Source code of charts
※ ※ ※

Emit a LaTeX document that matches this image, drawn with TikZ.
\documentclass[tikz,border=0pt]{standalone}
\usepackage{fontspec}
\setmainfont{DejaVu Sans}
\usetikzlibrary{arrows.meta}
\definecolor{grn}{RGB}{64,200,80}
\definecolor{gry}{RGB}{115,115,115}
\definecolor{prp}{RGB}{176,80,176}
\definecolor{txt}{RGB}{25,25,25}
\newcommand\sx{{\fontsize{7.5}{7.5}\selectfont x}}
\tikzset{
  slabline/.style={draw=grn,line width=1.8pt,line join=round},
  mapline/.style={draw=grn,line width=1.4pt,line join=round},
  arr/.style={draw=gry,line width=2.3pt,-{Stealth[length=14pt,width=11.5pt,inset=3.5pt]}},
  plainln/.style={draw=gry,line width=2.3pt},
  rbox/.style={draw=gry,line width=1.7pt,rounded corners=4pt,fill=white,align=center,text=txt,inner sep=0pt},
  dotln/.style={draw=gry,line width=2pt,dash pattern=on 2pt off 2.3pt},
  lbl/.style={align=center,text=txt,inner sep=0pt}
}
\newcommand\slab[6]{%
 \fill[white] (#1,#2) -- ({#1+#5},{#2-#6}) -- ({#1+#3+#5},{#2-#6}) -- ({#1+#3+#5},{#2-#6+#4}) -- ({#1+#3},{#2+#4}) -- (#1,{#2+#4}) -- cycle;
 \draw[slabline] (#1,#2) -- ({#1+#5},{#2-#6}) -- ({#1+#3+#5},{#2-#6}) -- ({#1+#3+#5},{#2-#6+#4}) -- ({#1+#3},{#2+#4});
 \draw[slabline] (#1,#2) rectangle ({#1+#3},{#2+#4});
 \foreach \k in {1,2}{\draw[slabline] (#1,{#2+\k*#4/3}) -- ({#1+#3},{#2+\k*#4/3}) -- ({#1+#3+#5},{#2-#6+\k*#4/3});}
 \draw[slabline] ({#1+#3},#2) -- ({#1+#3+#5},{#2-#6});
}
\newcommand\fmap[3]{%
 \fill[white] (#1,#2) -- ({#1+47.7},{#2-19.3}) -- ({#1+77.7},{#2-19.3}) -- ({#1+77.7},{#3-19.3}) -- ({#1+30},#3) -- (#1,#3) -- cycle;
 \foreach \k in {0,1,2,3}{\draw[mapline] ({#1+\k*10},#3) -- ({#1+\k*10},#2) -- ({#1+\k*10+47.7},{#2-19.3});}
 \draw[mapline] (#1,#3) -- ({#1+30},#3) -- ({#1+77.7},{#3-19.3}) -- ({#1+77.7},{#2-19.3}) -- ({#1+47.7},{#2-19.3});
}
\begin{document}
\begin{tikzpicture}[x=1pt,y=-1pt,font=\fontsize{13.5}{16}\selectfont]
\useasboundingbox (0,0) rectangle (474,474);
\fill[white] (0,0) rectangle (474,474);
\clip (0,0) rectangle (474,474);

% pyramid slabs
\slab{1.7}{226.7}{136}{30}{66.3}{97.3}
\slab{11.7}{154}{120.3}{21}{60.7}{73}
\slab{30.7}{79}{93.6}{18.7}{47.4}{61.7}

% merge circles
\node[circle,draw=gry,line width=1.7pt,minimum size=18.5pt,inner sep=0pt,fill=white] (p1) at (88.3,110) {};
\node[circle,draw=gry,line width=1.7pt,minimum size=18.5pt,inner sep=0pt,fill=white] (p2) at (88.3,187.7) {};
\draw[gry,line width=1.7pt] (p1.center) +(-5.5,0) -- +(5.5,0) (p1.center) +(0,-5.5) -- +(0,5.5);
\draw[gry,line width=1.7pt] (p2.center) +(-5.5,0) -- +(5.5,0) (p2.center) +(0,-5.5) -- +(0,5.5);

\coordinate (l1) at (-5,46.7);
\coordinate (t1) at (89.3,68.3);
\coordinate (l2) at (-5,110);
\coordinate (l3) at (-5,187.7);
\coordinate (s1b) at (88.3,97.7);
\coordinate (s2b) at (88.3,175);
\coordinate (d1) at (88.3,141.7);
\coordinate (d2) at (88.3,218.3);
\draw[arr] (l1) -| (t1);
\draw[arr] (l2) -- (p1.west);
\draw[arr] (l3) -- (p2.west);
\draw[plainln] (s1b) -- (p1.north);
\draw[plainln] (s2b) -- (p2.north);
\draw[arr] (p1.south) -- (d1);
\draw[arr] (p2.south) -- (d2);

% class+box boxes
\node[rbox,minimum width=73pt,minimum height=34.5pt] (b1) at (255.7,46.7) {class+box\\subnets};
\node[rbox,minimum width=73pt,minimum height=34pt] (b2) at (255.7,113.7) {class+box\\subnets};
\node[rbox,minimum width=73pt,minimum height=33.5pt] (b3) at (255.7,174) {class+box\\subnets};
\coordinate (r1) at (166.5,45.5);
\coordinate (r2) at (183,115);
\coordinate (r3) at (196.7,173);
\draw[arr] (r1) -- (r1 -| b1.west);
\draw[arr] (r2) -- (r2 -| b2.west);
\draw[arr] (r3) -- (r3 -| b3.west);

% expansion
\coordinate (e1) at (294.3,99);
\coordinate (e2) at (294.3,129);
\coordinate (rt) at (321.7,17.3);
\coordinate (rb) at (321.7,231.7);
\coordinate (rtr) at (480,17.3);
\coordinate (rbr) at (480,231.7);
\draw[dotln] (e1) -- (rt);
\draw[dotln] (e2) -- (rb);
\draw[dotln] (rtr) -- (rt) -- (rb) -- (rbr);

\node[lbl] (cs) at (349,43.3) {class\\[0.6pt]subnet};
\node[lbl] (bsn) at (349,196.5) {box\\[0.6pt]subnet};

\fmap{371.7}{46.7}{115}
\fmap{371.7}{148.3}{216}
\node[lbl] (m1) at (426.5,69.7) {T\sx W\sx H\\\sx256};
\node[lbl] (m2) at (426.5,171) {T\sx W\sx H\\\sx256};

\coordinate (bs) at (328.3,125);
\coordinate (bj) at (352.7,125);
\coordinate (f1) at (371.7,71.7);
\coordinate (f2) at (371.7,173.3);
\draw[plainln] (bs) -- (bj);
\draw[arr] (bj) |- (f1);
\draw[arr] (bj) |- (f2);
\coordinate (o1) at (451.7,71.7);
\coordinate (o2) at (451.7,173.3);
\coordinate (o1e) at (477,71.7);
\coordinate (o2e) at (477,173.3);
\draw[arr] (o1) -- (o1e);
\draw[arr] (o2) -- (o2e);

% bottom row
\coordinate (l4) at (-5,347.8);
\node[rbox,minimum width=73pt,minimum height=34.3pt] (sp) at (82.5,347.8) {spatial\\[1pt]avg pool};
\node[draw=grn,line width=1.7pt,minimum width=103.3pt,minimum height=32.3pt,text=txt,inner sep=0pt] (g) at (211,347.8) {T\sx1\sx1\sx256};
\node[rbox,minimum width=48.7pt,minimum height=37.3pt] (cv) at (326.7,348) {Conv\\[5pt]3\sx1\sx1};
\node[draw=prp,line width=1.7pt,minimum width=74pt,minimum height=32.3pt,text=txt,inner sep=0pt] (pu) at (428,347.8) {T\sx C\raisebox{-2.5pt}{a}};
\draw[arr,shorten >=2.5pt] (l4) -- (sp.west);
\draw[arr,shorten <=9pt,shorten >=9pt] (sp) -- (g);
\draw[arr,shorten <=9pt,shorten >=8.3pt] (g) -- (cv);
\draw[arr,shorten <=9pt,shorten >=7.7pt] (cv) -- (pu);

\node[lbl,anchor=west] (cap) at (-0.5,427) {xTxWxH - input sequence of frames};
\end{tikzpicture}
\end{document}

※ ※ ※

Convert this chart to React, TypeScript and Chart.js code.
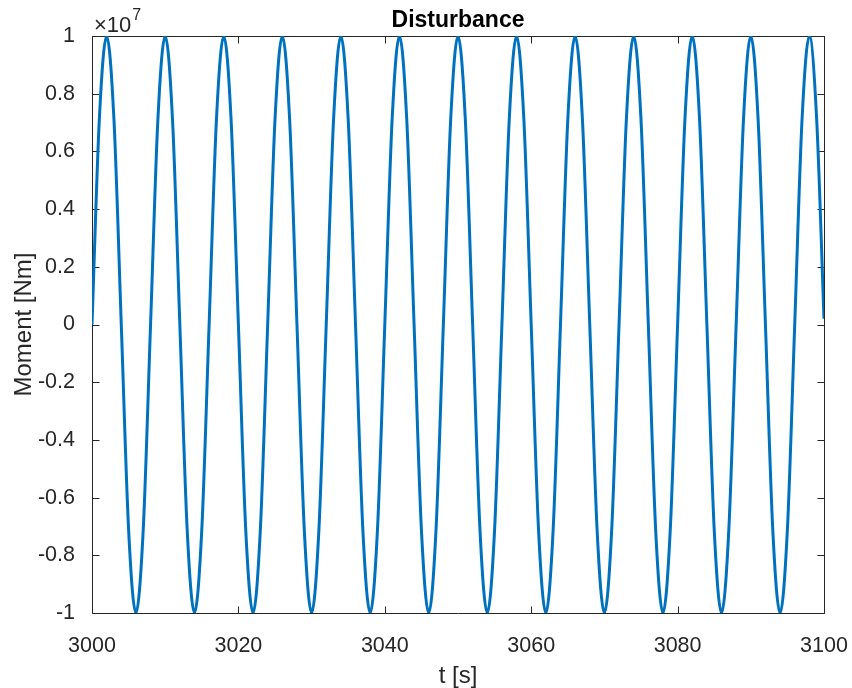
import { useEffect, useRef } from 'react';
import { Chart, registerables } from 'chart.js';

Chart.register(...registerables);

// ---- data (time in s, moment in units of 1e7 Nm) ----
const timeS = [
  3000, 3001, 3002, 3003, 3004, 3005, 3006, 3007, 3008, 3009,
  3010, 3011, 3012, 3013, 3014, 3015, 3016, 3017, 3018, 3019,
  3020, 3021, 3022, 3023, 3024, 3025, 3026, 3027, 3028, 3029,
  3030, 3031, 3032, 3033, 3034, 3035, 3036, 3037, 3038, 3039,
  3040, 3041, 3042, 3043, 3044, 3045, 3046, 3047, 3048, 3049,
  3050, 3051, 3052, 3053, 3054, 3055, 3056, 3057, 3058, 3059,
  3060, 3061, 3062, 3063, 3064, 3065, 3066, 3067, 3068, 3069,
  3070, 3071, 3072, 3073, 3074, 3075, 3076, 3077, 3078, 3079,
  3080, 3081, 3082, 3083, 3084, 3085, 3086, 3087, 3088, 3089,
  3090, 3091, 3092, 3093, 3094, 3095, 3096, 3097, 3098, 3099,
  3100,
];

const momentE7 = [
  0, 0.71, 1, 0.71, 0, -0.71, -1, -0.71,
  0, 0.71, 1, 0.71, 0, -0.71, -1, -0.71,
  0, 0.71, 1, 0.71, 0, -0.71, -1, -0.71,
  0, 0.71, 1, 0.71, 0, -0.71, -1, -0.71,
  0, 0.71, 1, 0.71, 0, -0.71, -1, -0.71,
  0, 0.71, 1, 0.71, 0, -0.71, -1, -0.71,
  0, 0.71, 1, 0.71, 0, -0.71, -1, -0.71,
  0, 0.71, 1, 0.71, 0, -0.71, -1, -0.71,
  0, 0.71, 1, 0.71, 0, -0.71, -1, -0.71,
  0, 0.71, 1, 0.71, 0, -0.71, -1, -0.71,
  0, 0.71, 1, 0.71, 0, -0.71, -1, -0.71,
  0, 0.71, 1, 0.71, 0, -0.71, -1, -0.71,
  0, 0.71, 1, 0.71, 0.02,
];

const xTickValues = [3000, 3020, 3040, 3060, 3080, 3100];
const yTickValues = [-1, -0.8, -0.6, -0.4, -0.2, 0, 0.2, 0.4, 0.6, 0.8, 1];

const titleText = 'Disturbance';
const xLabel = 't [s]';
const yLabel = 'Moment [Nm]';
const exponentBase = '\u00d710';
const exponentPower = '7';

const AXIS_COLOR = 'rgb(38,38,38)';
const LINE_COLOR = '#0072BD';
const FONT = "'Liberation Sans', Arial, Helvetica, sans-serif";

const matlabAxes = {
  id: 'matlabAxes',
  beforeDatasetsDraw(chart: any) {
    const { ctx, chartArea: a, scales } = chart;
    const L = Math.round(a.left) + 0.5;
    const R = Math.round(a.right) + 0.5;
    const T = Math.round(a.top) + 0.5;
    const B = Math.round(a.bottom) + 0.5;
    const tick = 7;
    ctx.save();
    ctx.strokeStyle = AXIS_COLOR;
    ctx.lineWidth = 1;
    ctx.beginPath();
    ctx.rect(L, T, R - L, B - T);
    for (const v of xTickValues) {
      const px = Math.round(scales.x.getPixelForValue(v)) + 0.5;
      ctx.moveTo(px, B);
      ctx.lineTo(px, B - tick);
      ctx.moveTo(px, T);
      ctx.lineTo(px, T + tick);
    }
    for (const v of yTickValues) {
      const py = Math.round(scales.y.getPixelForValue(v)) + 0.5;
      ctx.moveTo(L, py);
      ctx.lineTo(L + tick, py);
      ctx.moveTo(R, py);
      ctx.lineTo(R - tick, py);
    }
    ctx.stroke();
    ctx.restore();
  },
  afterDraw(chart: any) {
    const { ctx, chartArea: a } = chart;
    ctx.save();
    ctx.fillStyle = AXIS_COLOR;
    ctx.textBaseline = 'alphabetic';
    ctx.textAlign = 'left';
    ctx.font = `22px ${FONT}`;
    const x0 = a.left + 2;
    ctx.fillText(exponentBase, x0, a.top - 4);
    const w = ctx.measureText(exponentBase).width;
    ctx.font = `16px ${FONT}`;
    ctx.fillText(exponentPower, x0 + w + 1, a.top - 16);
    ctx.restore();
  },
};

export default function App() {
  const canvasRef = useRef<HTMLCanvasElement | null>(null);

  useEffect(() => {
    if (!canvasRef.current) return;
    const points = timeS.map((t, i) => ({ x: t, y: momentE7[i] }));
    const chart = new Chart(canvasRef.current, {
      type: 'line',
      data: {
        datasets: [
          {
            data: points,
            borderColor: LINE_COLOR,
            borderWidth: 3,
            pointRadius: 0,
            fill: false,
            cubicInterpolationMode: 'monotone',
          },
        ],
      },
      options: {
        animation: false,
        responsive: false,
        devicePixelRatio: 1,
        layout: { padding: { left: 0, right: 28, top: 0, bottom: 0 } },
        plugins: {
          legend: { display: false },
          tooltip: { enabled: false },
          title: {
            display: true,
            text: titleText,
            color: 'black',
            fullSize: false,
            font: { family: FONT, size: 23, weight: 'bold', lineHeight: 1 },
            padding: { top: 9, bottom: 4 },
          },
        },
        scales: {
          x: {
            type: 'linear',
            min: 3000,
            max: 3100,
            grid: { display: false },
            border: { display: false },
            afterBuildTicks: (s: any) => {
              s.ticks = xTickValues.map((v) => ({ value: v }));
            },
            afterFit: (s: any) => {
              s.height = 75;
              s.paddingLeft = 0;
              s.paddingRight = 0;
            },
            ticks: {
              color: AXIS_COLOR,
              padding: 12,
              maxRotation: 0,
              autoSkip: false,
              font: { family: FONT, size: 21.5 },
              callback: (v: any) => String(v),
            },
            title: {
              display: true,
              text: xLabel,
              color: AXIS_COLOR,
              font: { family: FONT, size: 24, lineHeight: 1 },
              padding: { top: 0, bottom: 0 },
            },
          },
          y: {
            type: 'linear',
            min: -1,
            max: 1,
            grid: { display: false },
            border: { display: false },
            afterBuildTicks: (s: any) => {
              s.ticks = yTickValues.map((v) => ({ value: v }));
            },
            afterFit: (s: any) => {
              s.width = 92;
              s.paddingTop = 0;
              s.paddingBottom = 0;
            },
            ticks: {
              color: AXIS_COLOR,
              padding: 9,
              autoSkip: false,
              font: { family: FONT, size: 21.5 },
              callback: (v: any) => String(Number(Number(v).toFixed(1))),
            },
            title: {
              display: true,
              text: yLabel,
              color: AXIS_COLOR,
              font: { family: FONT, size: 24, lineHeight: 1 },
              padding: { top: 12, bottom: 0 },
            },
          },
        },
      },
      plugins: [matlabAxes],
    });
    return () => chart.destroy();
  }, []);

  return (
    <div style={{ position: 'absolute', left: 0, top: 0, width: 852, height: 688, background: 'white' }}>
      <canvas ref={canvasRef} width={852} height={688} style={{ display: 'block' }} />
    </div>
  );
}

※ ※ ※

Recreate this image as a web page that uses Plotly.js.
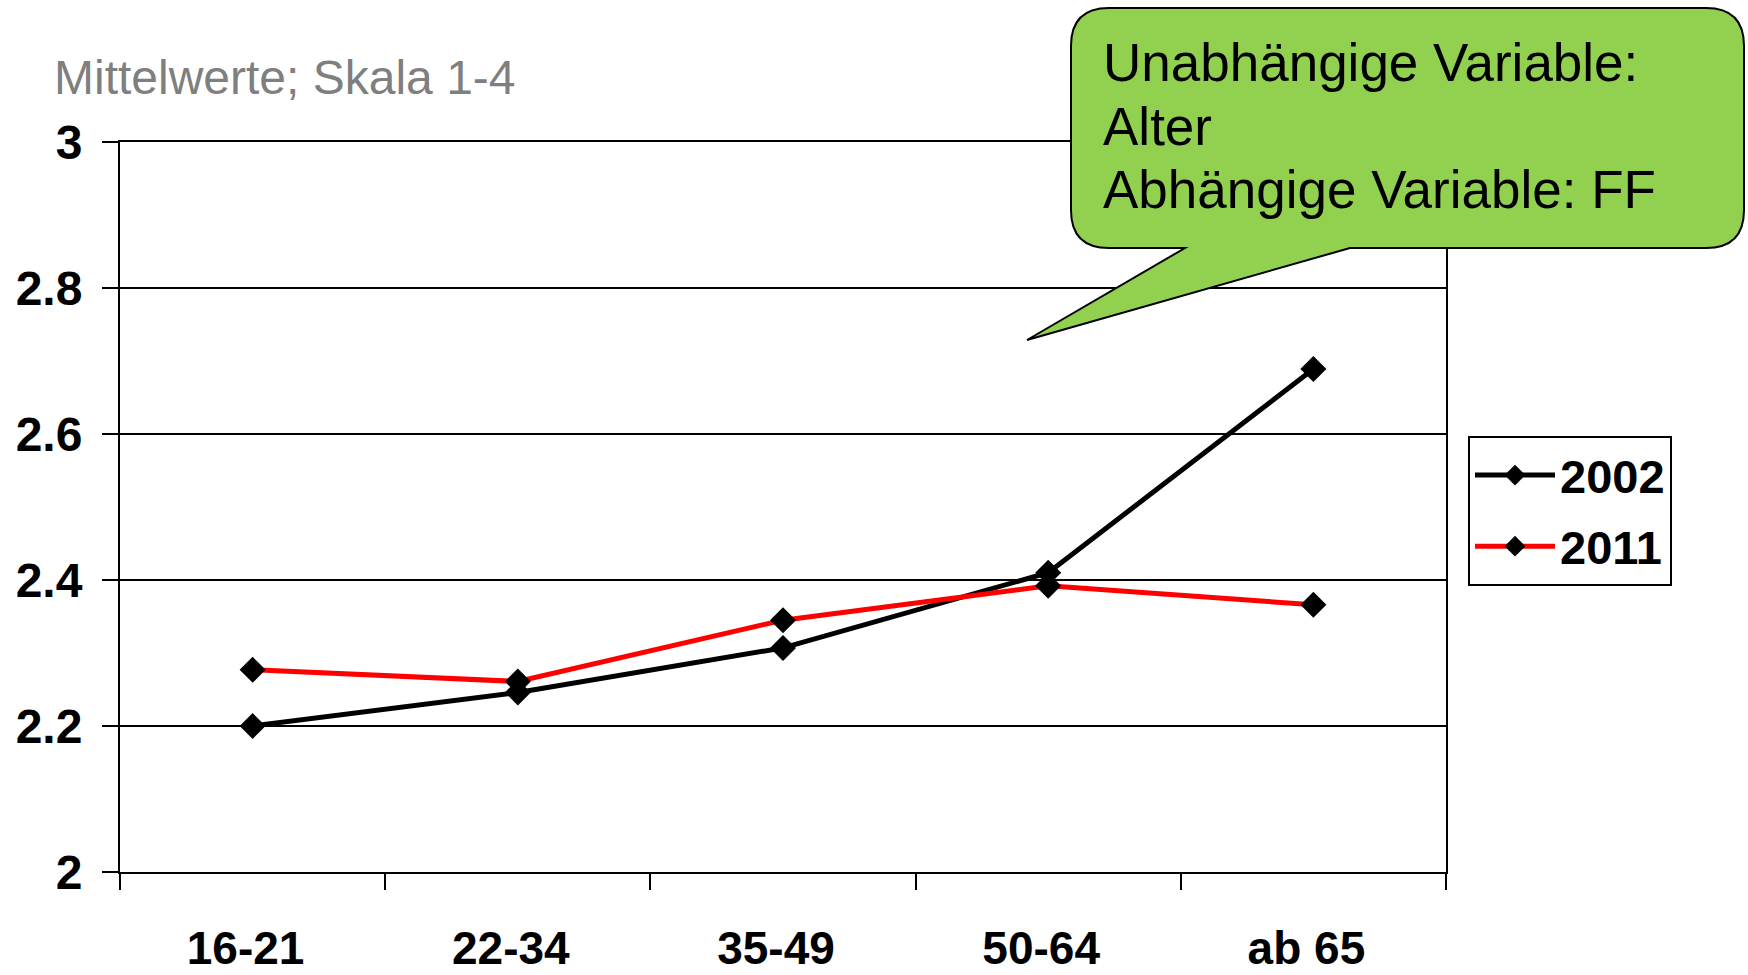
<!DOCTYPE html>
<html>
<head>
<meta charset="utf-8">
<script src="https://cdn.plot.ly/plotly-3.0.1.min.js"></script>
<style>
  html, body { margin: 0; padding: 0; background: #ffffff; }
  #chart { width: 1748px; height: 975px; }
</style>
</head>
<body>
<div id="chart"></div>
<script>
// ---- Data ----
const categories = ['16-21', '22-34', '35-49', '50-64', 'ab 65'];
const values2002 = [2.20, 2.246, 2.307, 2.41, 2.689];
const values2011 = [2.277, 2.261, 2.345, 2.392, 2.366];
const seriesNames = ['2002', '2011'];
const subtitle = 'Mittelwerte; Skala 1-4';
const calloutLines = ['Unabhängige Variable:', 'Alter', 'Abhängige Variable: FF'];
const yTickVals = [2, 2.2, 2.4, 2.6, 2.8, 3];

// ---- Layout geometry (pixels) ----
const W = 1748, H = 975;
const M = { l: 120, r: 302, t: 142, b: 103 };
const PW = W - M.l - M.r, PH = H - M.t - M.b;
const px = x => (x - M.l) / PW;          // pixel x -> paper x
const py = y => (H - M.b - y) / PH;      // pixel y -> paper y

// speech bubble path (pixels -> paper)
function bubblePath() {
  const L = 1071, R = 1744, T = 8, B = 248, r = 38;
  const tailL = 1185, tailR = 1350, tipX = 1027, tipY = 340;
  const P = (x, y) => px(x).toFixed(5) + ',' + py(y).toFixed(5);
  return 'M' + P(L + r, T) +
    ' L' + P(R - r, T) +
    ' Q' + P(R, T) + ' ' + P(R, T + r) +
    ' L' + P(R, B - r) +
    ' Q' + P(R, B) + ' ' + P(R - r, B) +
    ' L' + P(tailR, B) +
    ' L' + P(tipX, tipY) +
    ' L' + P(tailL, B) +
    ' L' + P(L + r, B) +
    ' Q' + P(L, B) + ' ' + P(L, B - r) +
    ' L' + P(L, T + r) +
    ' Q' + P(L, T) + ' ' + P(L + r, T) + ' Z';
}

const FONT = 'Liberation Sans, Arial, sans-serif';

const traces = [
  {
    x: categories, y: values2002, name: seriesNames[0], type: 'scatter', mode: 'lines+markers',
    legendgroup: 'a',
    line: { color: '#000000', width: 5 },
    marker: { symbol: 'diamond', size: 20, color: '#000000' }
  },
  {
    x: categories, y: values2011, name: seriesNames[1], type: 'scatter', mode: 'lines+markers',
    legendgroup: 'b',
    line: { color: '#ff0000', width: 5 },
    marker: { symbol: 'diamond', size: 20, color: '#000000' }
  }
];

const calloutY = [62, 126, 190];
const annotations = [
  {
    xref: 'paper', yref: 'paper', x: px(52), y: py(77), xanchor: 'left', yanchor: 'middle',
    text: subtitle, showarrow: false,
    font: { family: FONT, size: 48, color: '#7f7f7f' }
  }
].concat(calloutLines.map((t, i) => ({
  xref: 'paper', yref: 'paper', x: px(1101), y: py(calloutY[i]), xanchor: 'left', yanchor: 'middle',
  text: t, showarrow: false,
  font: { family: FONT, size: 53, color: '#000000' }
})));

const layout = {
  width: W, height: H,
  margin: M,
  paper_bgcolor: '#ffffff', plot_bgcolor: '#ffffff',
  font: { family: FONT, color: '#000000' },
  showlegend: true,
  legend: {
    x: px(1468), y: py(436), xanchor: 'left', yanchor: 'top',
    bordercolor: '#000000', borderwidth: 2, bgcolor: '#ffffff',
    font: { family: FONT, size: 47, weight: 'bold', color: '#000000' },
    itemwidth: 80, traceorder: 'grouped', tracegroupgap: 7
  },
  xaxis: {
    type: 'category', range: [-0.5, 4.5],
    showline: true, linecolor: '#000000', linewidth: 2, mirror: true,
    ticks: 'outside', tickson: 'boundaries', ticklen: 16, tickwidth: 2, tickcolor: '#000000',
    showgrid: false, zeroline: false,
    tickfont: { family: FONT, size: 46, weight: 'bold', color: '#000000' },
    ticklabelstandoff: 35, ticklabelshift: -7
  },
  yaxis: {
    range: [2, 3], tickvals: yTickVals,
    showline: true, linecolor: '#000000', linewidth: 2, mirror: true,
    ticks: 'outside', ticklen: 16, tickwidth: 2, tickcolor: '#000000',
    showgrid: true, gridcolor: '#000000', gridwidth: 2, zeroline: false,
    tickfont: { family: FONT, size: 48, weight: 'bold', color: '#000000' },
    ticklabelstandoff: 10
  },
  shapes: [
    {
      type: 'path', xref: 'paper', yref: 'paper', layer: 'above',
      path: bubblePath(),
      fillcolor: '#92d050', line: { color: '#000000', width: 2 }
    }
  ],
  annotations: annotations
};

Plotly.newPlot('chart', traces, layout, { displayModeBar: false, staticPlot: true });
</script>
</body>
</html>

※ ※ ※

■ **What is asked**
Write out the lines from the one containing "Convert this chart" down to the one containing "Chart.register(...registerables);", both included, exactly as they appear. Leave out any pictures.

■ **Final answer**
Convert this chart to React, TypeScript and Chart.js code.
import { useEffect, useRef } from 'react';
import { Chart, registerables } from 'chart.js';

Chart.register(...registerables);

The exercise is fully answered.